▸ **Required task**:
Report every line below that holds the word "this".

Entries provided start

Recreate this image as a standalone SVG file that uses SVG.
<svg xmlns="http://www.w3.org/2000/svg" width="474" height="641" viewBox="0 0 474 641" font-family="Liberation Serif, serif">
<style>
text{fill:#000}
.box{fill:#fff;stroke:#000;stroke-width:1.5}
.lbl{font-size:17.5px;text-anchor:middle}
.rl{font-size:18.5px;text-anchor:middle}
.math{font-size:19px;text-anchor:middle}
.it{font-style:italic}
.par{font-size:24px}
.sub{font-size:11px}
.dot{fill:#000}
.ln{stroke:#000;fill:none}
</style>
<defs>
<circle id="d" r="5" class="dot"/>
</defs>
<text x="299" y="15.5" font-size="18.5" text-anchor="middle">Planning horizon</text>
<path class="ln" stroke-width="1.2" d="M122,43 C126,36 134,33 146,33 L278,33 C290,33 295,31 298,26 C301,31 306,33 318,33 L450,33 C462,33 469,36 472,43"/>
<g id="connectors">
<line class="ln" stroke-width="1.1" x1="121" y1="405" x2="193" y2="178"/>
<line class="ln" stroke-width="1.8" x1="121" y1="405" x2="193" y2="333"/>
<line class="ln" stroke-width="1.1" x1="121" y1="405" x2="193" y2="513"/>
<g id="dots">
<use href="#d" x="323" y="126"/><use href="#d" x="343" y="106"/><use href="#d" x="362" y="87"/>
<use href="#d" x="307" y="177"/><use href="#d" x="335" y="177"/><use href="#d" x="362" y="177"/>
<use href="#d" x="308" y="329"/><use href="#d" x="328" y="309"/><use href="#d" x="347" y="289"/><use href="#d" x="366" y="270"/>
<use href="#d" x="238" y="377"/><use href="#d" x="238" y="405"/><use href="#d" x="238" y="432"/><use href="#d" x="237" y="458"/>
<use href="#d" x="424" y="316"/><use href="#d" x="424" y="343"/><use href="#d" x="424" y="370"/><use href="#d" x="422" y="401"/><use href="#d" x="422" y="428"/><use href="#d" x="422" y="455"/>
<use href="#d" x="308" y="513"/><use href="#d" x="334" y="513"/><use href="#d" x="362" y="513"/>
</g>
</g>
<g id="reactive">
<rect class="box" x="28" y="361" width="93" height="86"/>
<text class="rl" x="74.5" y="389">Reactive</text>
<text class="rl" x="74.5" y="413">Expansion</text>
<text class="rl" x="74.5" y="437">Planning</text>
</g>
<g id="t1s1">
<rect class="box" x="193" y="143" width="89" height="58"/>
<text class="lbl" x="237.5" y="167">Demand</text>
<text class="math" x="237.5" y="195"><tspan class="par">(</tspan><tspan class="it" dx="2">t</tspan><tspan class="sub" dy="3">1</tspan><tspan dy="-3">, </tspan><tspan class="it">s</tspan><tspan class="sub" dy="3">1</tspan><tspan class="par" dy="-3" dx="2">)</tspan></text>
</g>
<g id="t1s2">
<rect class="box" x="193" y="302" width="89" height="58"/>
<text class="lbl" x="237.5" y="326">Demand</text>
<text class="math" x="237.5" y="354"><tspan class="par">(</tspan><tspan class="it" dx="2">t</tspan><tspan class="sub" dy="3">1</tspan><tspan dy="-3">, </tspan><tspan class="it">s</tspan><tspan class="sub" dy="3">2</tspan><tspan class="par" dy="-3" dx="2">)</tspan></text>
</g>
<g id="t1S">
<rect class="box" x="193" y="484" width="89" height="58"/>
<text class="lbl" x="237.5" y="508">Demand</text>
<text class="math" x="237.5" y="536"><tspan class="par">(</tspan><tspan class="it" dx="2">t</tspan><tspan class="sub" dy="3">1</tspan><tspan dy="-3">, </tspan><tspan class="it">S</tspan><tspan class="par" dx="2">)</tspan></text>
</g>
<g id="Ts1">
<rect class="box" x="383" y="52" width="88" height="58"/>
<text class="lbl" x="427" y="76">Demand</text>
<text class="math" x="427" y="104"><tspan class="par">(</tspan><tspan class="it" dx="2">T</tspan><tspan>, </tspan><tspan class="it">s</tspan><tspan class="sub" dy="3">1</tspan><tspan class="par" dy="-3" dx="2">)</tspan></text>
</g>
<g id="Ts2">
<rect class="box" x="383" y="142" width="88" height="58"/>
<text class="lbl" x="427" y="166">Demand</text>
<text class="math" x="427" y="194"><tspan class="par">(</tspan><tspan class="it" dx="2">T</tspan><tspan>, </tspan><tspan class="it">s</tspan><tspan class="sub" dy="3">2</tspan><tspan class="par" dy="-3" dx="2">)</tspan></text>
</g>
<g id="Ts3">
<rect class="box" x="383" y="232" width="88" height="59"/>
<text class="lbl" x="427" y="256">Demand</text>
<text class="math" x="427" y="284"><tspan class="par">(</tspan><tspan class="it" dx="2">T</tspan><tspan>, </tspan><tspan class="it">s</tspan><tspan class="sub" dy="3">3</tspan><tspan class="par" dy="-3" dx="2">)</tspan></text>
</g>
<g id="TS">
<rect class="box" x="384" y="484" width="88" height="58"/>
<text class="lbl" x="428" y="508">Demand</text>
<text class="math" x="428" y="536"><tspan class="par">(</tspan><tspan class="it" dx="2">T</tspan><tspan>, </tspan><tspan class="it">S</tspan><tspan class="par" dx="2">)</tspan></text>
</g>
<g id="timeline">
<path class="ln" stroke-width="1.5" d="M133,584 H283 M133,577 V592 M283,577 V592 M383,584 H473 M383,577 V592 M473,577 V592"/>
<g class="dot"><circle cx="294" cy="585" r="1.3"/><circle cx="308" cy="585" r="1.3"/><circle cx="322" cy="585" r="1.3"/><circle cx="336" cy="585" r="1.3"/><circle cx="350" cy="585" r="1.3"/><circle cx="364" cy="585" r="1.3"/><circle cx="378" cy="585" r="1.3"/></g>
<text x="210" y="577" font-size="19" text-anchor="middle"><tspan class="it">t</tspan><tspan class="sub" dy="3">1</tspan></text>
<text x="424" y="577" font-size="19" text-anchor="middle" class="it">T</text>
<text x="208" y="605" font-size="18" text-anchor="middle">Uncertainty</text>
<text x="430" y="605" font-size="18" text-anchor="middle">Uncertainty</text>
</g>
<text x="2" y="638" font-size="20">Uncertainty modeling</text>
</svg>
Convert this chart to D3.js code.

Entries provided end

▸ **Output of the exercise**:
Recreate this image as a standalone SVG file that uses SVG.
Convert this chart to D3.js code.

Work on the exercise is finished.